| Instructions for the task |
Return the complete listing that follows, with each line reproduced exactly.

◇ ◇ ◇ ◇ ◇ ◇ ◇

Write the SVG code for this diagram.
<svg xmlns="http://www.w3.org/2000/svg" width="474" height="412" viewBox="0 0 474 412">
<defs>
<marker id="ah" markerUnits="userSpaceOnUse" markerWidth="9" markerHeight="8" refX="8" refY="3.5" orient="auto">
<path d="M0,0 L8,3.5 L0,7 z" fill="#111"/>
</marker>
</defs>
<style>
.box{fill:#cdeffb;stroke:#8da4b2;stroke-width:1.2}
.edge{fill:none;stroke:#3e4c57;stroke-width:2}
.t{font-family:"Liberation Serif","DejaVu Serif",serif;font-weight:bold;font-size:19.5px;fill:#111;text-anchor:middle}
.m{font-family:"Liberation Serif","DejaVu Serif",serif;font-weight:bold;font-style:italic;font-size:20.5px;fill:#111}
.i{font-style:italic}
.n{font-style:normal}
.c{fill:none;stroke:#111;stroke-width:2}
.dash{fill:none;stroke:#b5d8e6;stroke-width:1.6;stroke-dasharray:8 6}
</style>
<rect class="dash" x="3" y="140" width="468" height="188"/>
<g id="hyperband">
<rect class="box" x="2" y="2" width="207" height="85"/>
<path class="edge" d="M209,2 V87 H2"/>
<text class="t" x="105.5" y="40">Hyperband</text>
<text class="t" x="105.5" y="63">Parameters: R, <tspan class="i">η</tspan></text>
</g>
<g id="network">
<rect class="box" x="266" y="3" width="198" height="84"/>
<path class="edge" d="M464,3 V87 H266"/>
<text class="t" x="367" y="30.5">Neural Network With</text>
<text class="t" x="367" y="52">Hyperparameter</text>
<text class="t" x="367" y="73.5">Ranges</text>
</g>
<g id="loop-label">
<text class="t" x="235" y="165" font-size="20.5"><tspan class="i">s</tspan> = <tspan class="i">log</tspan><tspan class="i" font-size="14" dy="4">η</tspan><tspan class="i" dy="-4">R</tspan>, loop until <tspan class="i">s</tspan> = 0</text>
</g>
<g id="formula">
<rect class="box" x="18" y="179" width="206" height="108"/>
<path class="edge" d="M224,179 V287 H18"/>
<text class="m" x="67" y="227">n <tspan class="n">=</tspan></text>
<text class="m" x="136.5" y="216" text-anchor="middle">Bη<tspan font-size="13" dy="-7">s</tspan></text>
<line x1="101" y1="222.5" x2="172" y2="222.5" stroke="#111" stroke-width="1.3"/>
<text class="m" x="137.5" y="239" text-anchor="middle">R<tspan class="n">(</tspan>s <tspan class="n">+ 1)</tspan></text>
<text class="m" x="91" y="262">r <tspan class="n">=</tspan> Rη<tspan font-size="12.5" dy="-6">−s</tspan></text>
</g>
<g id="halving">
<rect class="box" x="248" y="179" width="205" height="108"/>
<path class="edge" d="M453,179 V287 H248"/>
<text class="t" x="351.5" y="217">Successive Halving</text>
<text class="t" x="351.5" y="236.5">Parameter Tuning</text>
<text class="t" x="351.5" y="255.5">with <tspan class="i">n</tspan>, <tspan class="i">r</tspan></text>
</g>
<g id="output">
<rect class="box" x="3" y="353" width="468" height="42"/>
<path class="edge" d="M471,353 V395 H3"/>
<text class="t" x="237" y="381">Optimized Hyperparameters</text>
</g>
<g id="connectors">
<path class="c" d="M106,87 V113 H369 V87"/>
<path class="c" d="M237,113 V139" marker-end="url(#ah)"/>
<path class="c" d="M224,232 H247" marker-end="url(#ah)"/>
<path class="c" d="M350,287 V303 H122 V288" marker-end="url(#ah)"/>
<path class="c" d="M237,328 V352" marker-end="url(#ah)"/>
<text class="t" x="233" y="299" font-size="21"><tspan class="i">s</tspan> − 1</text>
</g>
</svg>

◇ ◇ ◇ ◇ ◇ ◇ ◇

| Written response |
Write the SVG code for this diagram.
<svg xmlns="http://www.w3.org/2000/svg" width="474" height="412" viewBox="0 0 474 412">
<defs>
<marker id="ah" markerUnits="userSpaceOnUse" markerWidth="9" markerHeight="8" refX="8" refY="3.5" orient="auto">
<path d="M0,0 L8,3.5 L0,7 z" fill="#111"/>
</marker>
</defs>
<style>
.box{fill:#cdeffb;stroke:#8da4b2;stroke-width:1.2}
.edge{fill:none;stroke:#3e4c57;stroke-width:2}
.t{font-family:"Liberation Serif","DejaVu Serif",serif;font-weight:bold;font-size:19.5px;fill:#111;text-anchor:middle}
.m{font-family:"Liberation Serif","DejaVu Serif",serif;font-weight:bold;font-style:italic;font-size:20.5px;fill:#111}
.i{font-style:italic}
.n{font-style:normal}
.c{fill:none;stroke:#111;stroke-width:2}
.dash{fill:none;stroke:#b5d8e6;stroke-width:1.6;stroke-dasharray:8 6}
</style>
<rect class="dash" x="3" y="140" width="468" height="188"/>
<g id="hyperband">
<rect class="box" x="2" y="2" width="207" height="85"/>
<path class="edge" d="M209,2 V87 H2"/>
<text class="t" x="105.5" y="40">Hyperband</text>
<text class="t" x="105.5" y="63">Parameters: R, <tspan class="i">η</tspan></text>
</g>
<g id="network">
<rect class="box" x="266" y="3" width="198" height="84"/>
<path class="edge" d="M464,3 V87 H266"/>
<text class="t" x="367" y="30.5">Neural Network With</text>
<text class="t" x="367" y="52">Hyperparameter</text>
<text class="t" x="367" y="73.5">Ranges</text>
</g>
<g id="loop-label">
<text class="t" x="235" y="165" font-size="20.5"><tspan class="i">s</tspan> = <tspan class="i">log</tspan><tspan class="i" font-size="14" dy="4">η</tspan><tspan class="i" dy="-4">R</tspan>, loop until <tspan class="i">s</tspan> = 0</text>
</g>
<g id="formula">
<rect class="box" x="18" y="179" width="206" height="108"/>
<path class="edge" d="M224,179 V287 H18"/>
<text class="m" x="67" y="227">n <tspan class="n">=</tspan></text>
<text class="m" x="136.5" y="216" text-anchor="middle">Bη<tspan font-size="13" dy="-7">s</tspan></text>
<line x1="101" y1="222.5" x2="172" y2="222.5" stroke="#111" stroke-width="1.3"/>
<text class="m" x="137.5" y="239" text-anchor="middle">R<tspan class="n">(</tspan>s <tspan class="n">+ 1)</tspan></text>
<text class="m" x="91" y="262">r <tspan class="n">=</tspan> Rη<tspan font-size="12.5" dy="-6">−s</tspan></text>
</g>
<g id="halving">
<rect class="box" x="248" y="179" width="205" height="108"/>
<path class="edge" d="M453,179 V287 H248"/>
<text class="t" x="351.5" y="217">Successive Halving</text>
<text class="t" x="351.5" y="236.5">Parameter Tuning</text>
<text class="t" x="351.5" y="255.5">with <tspan class="i">n</tspan>, <tspan class="i">r</tspan></text>
</g>
<g id="output">
<rect class="box" x="3" y="353" width="468" height="42"/>
<path class="edge" d="M471,353 V395 H3"/>
<text class="t" x="237" y="381">Optimized Hyperparameters</text>
</g>
<g id="connectors">
<path class="c" d="M106,87 V113 H369 V87"/>
<path class="c" d="M237,113 V139" marker-end="url(#ah)"/>
<path class="c" d="M224,232 H247" marker-end="url(#ah)"/>
<path class="c" d="M350,287 V303 H122 V288" marker-end="url(#ah)"/>
<path class="c" d="M237,328 V352" marker-end="url(#ah)"/>
<text class="t" x="233" y="299" font-size="21"><tspan class="i">s</tspan> − 1</text>
</g>
</svg>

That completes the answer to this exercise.